Airway clearance techniques in neuromuscular disorders
In healthy individuals, mucociliary clearance and cough mechanisms are effective and efficient in defending against secretion encumbrance, but these mechanisms may become ineffective if the systems malfunction and/or in the presence of excessive bronchial secretions.
Individuals with weak or impaired inspiratory and/or expiratory muscles, with or without glottis closure issues (bulbar insufficiency, tracheostomy), will have decreased peak cough flow (PCF). Weakness of the inspiratory muscles leads to a progressive decrease in vital capacity (VC). Reduced ability to cough leads to secretion retention, predisposing to progessive respiratory morbity. Severe bulbar dysfunction and glottic dysfunction most commonly occurs in patients with amyotrophic lateral sclerosis (ALS), spinal muscle atrophy (SMA) type 1, and other rarer neuromuscular disorders (NMD).

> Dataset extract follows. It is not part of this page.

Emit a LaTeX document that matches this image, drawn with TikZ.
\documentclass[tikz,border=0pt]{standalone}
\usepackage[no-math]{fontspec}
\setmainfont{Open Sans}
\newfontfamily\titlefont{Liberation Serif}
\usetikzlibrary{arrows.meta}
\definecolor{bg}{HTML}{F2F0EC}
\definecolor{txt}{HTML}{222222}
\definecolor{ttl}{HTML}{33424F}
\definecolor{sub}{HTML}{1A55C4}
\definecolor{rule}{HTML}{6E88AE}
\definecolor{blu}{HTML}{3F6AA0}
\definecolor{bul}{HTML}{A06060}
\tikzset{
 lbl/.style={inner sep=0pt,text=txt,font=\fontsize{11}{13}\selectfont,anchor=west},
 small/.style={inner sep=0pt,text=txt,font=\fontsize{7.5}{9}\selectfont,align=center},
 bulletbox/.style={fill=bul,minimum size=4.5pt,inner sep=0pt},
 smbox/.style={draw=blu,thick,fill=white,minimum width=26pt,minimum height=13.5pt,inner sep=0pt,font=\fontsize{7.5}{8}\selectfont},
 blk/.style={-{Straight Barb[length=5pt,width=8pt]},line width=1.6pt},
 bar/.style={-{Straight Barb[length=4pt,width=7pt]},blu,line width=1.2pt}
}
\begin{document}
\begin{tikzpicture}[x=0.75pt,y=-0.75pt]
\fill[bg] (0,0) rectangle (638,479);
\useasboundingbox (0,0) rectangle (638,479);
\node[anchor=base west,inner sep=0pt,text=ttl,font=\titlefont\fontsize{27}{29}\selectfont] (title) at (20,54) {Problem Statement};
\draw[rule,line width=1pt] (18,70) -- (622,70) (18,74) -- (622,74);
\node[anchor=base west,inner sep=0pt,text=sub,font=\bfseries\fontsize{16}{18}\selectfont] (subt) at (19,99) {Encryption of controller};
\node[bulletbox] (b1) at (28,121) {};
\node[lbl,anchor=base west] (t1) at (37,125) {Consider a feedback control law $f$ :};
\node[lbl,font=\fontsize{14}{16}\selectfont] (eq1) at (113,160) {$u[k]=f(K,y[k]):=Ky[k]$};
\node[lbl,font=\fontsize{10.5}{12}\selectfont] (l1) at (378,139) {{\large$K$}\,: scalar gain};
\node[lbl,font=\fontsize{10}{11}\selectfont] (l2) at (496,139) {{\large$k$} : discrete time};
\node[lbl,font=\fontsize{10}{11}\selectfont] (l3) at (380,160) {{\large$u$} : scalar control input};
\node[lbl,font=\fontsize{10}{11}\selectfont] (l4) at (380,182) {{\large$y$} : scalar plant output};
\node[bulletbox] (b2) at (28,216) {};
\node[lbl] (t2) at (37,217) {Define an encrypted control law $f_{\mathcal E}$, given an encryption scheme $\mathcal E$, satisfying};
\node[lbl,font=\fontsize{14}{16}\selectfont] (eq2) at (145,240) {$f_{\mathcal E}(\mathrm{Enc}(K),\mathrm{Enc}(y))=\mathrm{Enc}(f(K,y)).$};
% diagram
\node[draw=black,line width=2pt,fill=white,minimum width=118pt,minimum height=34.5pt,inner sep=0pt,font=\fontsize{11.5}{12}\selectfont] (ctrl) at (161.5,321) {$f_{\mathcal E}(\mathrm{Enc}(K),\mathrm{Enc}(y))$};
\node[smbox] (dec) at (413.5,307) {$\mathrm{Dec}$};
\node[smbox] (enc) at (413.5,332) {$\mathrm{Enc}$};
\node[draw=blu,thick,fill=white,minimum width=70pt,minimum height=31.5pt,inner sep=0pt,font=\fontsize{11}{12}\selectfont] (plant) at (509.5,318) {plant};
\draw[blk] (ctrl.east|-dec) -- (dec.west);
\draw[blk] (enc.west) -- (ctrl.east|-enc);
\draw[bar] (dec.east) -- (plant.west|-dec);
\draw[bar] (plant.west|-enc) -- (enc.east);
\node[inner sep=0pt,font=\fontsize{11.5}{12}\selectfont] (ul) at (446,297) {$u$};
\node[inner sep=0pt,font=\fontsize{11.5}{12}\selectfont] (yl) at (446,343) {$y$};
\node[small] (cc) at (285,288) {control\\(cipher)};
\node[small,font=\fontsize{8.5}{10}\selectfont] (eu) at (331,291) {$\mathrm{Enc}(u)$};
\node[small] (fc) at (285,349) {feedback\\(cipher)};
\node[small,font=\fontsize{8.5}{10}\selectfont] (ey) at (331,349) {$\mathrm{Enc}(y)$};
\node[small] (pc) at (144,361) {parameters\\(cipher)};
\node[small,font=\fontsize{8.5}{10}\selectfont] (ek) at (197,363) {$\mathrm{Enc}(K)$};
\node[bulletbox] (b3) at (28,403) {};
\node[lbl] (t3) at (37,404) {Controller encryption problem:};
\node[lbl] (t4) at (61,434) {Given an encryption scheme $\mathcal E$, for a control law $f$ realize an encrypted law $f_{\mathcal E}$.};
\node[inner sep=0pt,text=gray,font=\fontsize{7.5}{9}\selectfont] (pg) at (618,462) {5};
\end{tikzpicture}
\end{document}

Inability to close the glottis and vocal cords results in complete loss of the ability to cough and swallow. Difficulty swallowing liquids may result in pooling of saliva and mucus in the pharynx. Alterations in alveolar ventilation, atelectasis, mucus plugging, and recurrent respiratory tract infections (RTI's), as a consequence of an ineffective cough; together with severe bulbar dysfunction, are the main causes of morbility and mortality in patients with NMD.
Respiratory physiotherapy is an essential part of the multidisciplinary management of these individuals, but owing to the inherent heterogeneity of the condition, the growing number of available airway clearance techniques (ACTs) and associated technological developments, it is challenging for physiotherapists to understand what assessments are required and what treatment options are available and appropriate for people with NMD.

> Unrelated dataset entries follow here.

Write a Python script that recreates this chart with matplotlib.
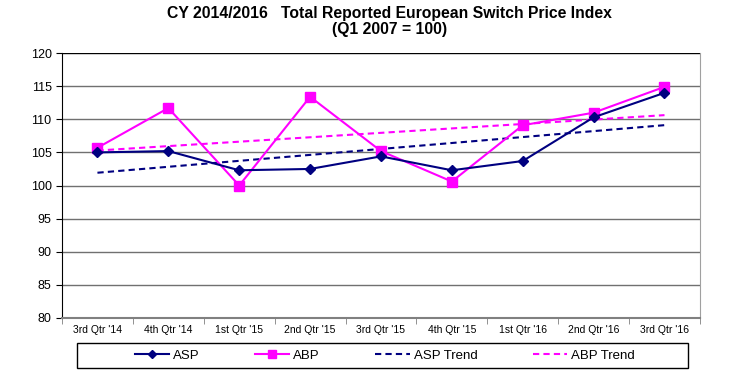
import numpy as np
import matplotlib.pyplot as plt
from matplotlib.ticker import FixedLocator
from matplotlib.patches import Rectangle

plt.rcParams['font.family'] = ['Liberation Sans', 'DejaVu Sans']

quarters = ["3rd Qtr '14", "4th Qtr '14", "1st Qtr '15", "2nd Qtr '15", "3rd Qtr '15",
            "4th Qtr '15", "1st Qtr '16", "2nd Qtr '16", "3rd Qtr '16"]
asp = [105.0, 105.2, 102.3, 102.5, 104.4, 102.3, 103.7, 110.3, 114.0]
abp = [105.7, 111.7, 100.0, 113.4, 105.2, 100.6, 109.1, 111.0, 114.9]

x = np.arange(len(quarters))
asp_trend = np.polyval(np.polyfit(x, asp, 1), x)
abp_trend = np.polyval(np.polyfit(x, abp, 1), x)

navy = '#000080'
pink = '#ff00ff'

fig = plt.figure(figsize=(7.47, 3.74), dpi=100)
ax = fig.add_axes([0.083, 0.150, 0.854, 0.708])

for v in range(85, 121, 5):
    ax.axhline(v, color='#000000' if v == 120 else '#707070', lw=1.0, zorder=1)

ax.plot(x, asp, color=navy, lw=1.5, marker='D', ms=5, label='ASP', zorder=4)
ax.plot(x, abp, color=pink, lw=1.5, marker='s', ms=7, label='ABP', zorder=3)
ax.plot(x, asp_trend, color=navy, lw=1.5, ls=(0, (3, 2)), label='ASP Trend', zorder=2)
ax.plot(x, abp_trend, color=pink, lw=1.5, ls=(0, (3, 2)), label='ABP Trend', zorder=2)

ax.set_xlim(-0.5, len(quarters) - 0.5)
ax.set_ylim(80, 120)
ax.set_yticks(range(80, 121, 5))
ax.tick_params(axis='y', labelsize=9, length=4, direction='out')
ax.set_xticks(x)
ax.set_xticklabels(quarters, fontsize=7.5)
ax.tick_params(axis='x', length=0, pad=5)
ax.xaxis.set_minor_locator(FixedLocator(np.arange(-0.5, len(quarters), 1)))
ax.tick_params(axis='x', which='minor', length=4, color='#808080')

ax.spines['top'].set_visible(False)
ax.spines['right'].set_color('#a0a0a0')
ax.spines['bottom'].set_color('#808080')
ax.spines['bottom'].set_linewidth(1.5)

fig.text(0.522, 0.985, "CY 2014/2016   Total Reported European Switch Price Index\n(Q1 2007 = 100)",
         fontsize=11.3, fontweight='bold', ha='center', va='top', linespacing=1.1)

leg = fig.legend(loc='center', bbox_to_anchor=(0.515, 0.0495), ncol=4, fontsize=9.5,
                 frameon=False, handlelength=2.6, handletextpad=0.3,
                 columnspacing=4.2, markerscale=0.8)
fig.patches.append(Rectangle((77 / 747, 1 - 368 / 374), 611 / 747, 25 / 374,
                             transform=fig.transFigure, fill=False, edgecolor='black', lw=1.0))

fig.savefig('out.png', dpi=100)
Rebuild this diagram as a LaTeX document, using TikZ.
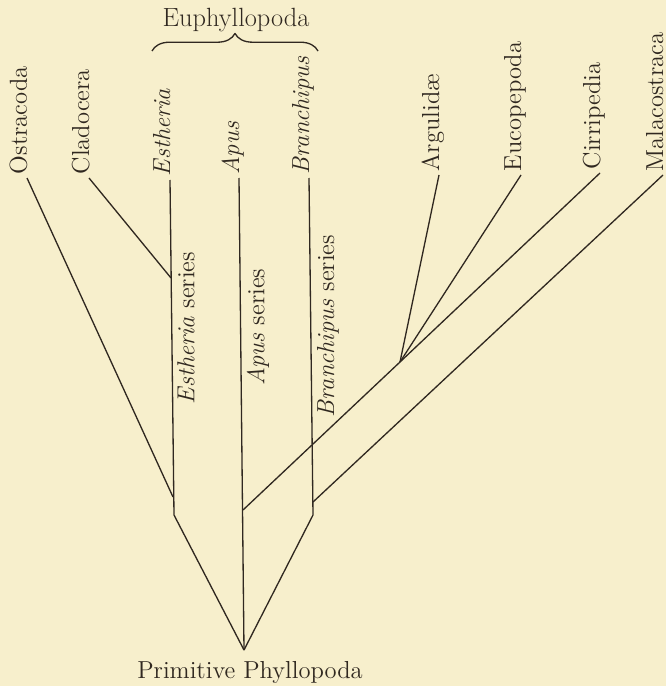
\documentclass[tikz,border=0pt]{standalone}
\usetikzlibrary{decorations.pathreplacing}
\definecolor{paper}{RGB}{247,239,204}
\definecolor{ink}{RGB}{48,40,32}
\tikzset{
  taxon/.style={rotate=90,anchor=base west,inner sep=2pt,font=\fontsize{14}{16}\selectfont,text=ink},
  series/.style={rotate=90,inner sep=0pt,font=\fontsize{14}{16}\selectfont,text=ink},
  branch/.style={draw=ink,line width=0.75pt,line join=round}
}
\begin{document}
\begin{tikzpicture}[x=0.02cm,y=-0.02cm]
  \useasboundingbox[fill=paper] (0,0) rectangle (666,686);
  % tips
  \node[taxon] (ostracoda) at (27,178) {Ostracoda};
  \node[taxon] (cladocera) at (89,178) {Cladocera};
  \node[taxon] (estheria) at (170,180) {\itshape Estheria};
  \node[taxon] (apus) at (239,178) {\itshape Apus};
  \node[taxon] (branchipus) at (309,178) {\itshape Branchipus};
  \node[taxon] (argulidae) at (439,175) {Argulid\ae};
  \node[taxon] (eucopepoda) at (521,175) {Eucopepoda};
  \node[taxon] (cirripedia) at (600,173) {Cirripedia};
  \node[taxon] (malacostraca) at (663,175) {Malacostraca};
  % forks
  \coordinate (root) at (244,650);
  \coordinate (estK) at (174,515);
  \coordinate (brK) at (313,515);
  \coordinate (ostJ) at (173,497);
  \coordinate (claJ) at (171,278);
  \coordinate (apJ) at (243,510);
  \coordinate (brJ) at (313,502);
  \coordinate (arg) at (400,362);
  \node[anchor=north,inner sep=0pt,font=\fontsize{14}{16}\selectfont,text=ink] (primitive) at (250,661) {Primitive Phyllopoda};
  \draw[branch] (root) -- (estK) -- (estheria.base west);
  \draw[branch] (root) -- (apus.base west);
  \draw[branch] (root) -- (brK) -- (branchipus.base west);
  \draw[branch] (ostJ) -- (ostracoda.base west);
  \draw[branch] (claJ) -- (cladocera.base west);
  \draw[branch] (apJ) -- (arg);
  \draw[branch] (arg) -- (argulidae.base west);
  \draw[branch] (arg) -- (eucopepoda.base west);
  \draw[branch] (arg) -- (cirripedia.base west);
  \draw[branch] (brJ) -- (malacostraca.base west);
  % series
  \node[series] (estSeries) at (186,328) {\itshape Estheria\/\upshape\ series};
  \node[series] (apSeries) at (258,327) {\itshape Apus\/\upshape\ series};
  \node[series] (brSeries) at (328,326) {\itshape Branchipus\/\upshape\ series};
  % group
  \draw[branch,decorate,decoration={brace,amplitude=10}] (152,51) -- (318,51);
  \node[font=\fontsize{15}{17}\selectfont,text=ink,inner sep=0pt] (euphyllopoda) at (236,20) {Euphyllopoda};
\end{tikzpicture}
\end{document}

In this article you'll find an extensive overview of evidence of:
- Proximal ACT's: diagnostic tools (PCF, PEF) and airway clearance techniques that aim to augment the cough by assisting inspiration, expiration or both (manually assisted cough (MAC), exsufflation, assisted or stacked inspiration (bag, GPB ("frog breathing") or IPPB device), mechanical insufflation-exsufflation (MI-E) or a combination of techniques);
- Peripheral ACT's: aim to improve ventilation, loosen secretions and enhance mucus transport from peripheral airways to the central airways with higher expiratory than inspiratory airflows. These include: manual techniques (MT), high frequency chest wall oscillations (HFCWO), or compression (HFCWC), intrapulmonary percussive ventilation (IPV) and chest wall strapping (CWS).
In this state of the art review it is recommended that PCF is routinely measured in patients with NMD.
For proximal ACTs it is recommended to use MAC and assisted inspirations, as single breaths, AS and GPB, in patients with higher PCF. MI-E appears to be very effective in patients with lower PCF's (< 160 L/min).
Peripheral ACTs: all discussed techniques may be effective in patients with NMD and should be considered according to availability and local expertise in patients to mobilise the secretions prior to proximal ACTs.